◆ **Data**:
BEGIN

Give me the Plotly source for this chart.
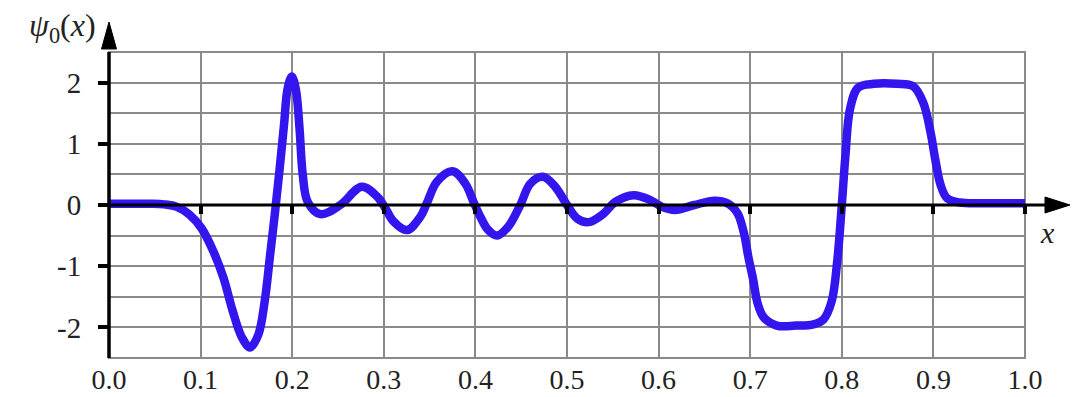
import plotly.graph_objects as go

# ---- data ----
x_vals = [0.000, 0.020, 0.045, 0.060, 0.074, 0.088, 0.101, 0.114, 0.125, 0.135,
          0.145, 0.154, 0.163, 0.170, 0.176, 0.181, 0.186, 0.191, 0.195,
          0.1996, 0.204, 0.208, 0.2115, 0.217, 0.2307, 0.2525, 0.276, 0.2926,
          0.3016, 0.3107, 0.3253, 0.340, 0.347, 0.358, 0.375, 0.389, 0.398,
          0.406, 0.414, 0.4236, 0.436, 0.449, 0.460, 0.4738, 0.487, 0.500,
          0.511, 0.5236, 0.540, 0.5527, 0.5727, 0.591, 0.6037, 0.618, 0.639,
          0.661, 0.675, 0.686, 0.693, 0.698, 0.703, 0.708, 0.715, 0.729, 0.750,
          0.769, 0.780, 0.789, 0.795, 0.800, 0.804, 0.809, 0.818, 0.835, 0.860,
          0.878, 0.889, 0.897, 0.902, 0.908, 0.915, 0.929, 0.960, 1.000]
psi_vals = [0.02, 0.02, 0.02, 0.01, -0.03, -0.16, -0.38, -0.76, -1.19, -1.73,
            -2.16, -2.33, -2.12, -1.57, -0.80, -0.15, 0.55, 1.30, 1.90,
            2.10, 1.89, 1.25, 0.50, 0.05, -0.15, 0.00, 0.30, 0.14,
            -0.05, -0.27, -0.41, -0.19, 0.03, 0.38, 0.55, 0.35, 0.05,
            -0.21, -0.41, -0.50, -0.35, 0.00, 0.35, 0.46, 0.30, 0.00,
            -0.22, -0.28, -0.14, 0.05, 0.16, 0.08, -0.03, -0.08, 0.00,
            0.07, 0.03, -0.13, -0.45, -0.85, -1.20, -1.60, -1.84, -1.97, -1.97,
            -1.95, -1.87, -1.57, -0.92, 0.00, 0.81, 1.57, 1.92, 1.98, 1.98,
            1.94, 1.67, 1.18, 0.75, 0.32, 0.11, 0.04, 0.03, 0.03]

x_ticks = [round(0.1 * i, 1) for i in range(11)]
x_tick_labels = ["%.1f" % v for v in x_ticks]
y_ticks = [-2, -1, 0, 1, 2]
y_tick_labels = ["-2", "-1", "0", "1", "2"]

FONT = "Liberation Serif"
GRID = "#8a8a8a"
BLUE = "#3316EE"
TEXT = "#222222"

fig = go.Figure()
fig.add_trace(go.Scatter(
    x=x_vals, y=psi_vals, mode="lines",
    line=dict(color=BLUE, width=8.5, shape="spline", smoothing=1.0),
    hoverinfo="skip", showlegend=False, cliponaxis=False,
))

# small downward ticks on the x axis line (y = 0), drawn by an overlay axis
fig.add_trace(go.Scatter(x=[0, 1], y=[0, 0], xaxis="x2", mode="lines",
                         line=dict(width=0, color="rgba(0,0,0,0)"),
                         showlegend=False, hoverinfo="skip"))

fig.update_layout(
    width=1078, height=397,
    margin=dict(l=109, r=53, t=52, b=39, autoexpand=False),
    paper_bgcolor="white", plot_bgcolor="white",
    font=dict(family=FONT, size=29, color=TEXT),
    xaxis=dict(range=[0, 1], tickvals=x_ticks, ticktext=x_tick_labels,
               ticks="", showgrid=True, gridcolor=GRID, gridwidth=2,
               zeroline=False, showline=False, ticklabelstandoff=2,
               tickfont=dict(size=28), automargin=False),
    xaxis2=dict(overlaying="x", matches="x", anchor="free", position=0.5,
                side="bottom", tickvals=x_ticks[1:], ticks="outside",
                ticklen=8, tickwidth=3.5, tickcolor="black",
                showticklabels=False, showgrid=False, showline=False,
                zeroline=False, automargin=False),
    yaxis=dict(range=[-2.5, 2.5], tickvals=y_ticks, ticktext=y_tick_labels,
               ticks="outside", ticklen=10, tickwidth=3.5, tickcolor="black",
               showgrid=True, gridcolor=GRID, gridwidth=2,
               minor=dict(dtick=0.5, showgrid=True, gridcolor=GRID,
                          gridwidth=2, ticks=""),
               zeroline=False, showline=False, ticklabelstandoff=11,
               automargin=False),
)

shapes = [
    # gray frame
    dict(type="rect", xref="paper", yref="paper", x0=0, x1=1, y0=0, y1=1,
         line=dict(color=GRID, width=2), layer="below"),
    # x axis line with arrow (y = 0 is the middle of the plot)
    dict(type="path", xref="paper", yref="paper", xsizemode="pixel", ysizemode="pixel",
         xanchor=0, yanchor=0.5, path="M 0 0 L 940 0",
         line=dict(color="black", width=3), layer="above"),
    dict(type="path", xref="paper", yref="paper", xsizemode="pixel", ysizemode="pixel",
         xanchor=1, yanchor=0.5, path="M 20 8 L 45 0 L 20 -8 Z",
         fillcolor="black", line=dict(color="black", width=1), layer="above"),
    # y axis line with arrow
    dict(type="line", xref="paper", yref="paper", x0=0, x1=0, y0=0, y1=1,
         line=dict(color="black", width=3.5), layer="above"),
    dict(type="path", xref="paper", yref="paper", xsizemode="pixel", ysizemode="pixel",
         xanchor=0, yanchor=1, path="M -7.5 3 L 0 30 L 7.5 3 Z",
         fillcolor="black", line=dict(color="black", width=1), layer="above"),
]
fig.update_layout(shapes=shapes)

fig.add_annotation(text="<i>ψ</i><sub>0</sub>(<i>x</i>)", xref="paper", yref="paper",
                   x=0, y=1, xshift=-11, yshift=2, xanchor="right", yanchor="bottom",
                   showarrow=False, font=dict(family=FONT, size=32, color=TEXT))
fig.add_annotation(text="<i>x</i>", xref="paper", yref="paper", x=1, y=0.5,
                   xshift=22, yshift=-27, xanchor="center", yanchor="middle",
                   showarrow=False, font=dict(family=FONT, size=30, color=TEXT))

fig.write_html("out.html")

END

◆ **Directions for this task**:
Return only the lines from the start of the data through the line that contains "1.94, 1.67, 1.18, 0.75, 0.32, 0.11, 0.04, 0.03, 0.03]", please, copying them exactly and omitting all pictures.

◆ **Exercise output**:
Give me the Plotly source for this chart.
import plotly.graph_objects as go

# ---- data ----
x_vals = [0.000, 0.020, 0.045, 0.060, 0.074, 0.088, 0.101, 0.114, 0.125, 0.135,
          0.145, 0.154, 0.163, 0.170, 0.176, 0.181, 0.186, 0.191, 0.195,
          0.1996, 0.204, 0.208, 0.2115, 0.217, 0.2307, 0.2525, 0.276, 0.2926,
          0.3016, 0.3107, 0.3253, 0.340, 0.347, 0.358, 0.375, 0.389, 0.398,
          0.406, 0.414, 0.4236, 0.436, 0.449, 0.460, 0.4738, 0.487, 0.500,
          0.511, 0.5236, 0.540, 0.5527, 0.5727, 0.591, 0.6037, 0.618, 0.639,
          0.661, 0.675, 0.686, 0.693, 0.698, 0.703, 0.708, 0.715, 0.729, 0.750,
          0.769, 0.780, 0.789, 0.795, 0.800, 0.804, 0.809, 0.818, 0.835, 0.860,
          0.878, 0.889, 0.897, 0.902, 0.908, 0.915, 0.929, 0.960, 1.000]
psi_vals = [0.02, 0.02, 0.02, 0.01, -0.03, -0.16, -0.38, -0.76, -1.19, -1.73,
            -2.16, -2.33, -2.12, -1.57, -0.80, -0.15, 0.55, 1.30, 1.90,
            2.10, 1.89, 1.25, 0.50, 0.05, -0.15, 0.00, 0.30, 0.14,
            -0.05, -0.27, -0.41, -0.19, 0.03, 0.38, 0.55, 0.35, 0.05,
            -0.21, -0.41, -0.50, -0.35, 0.00, 0.35, 0.46, 0.30, 0.00,
            -0.22, -0.28, -0.14, 0.05, 0.16, 0.08, -0.03, -0.08, 0.00,
            0.07, 0.03, -0.13, -0.45, -0.85, -1.20, -1.60, -1.84, -1.97, -1.97,
            -1.95, -1.87, -1.57, -0.92, 0.00, 0.81, 1.57, 1.92, 1.98, 1.98,
            1.94, 1.67, 1.18, 0.75, 0.32, 0.11, 0.04, 0.03, 0.03]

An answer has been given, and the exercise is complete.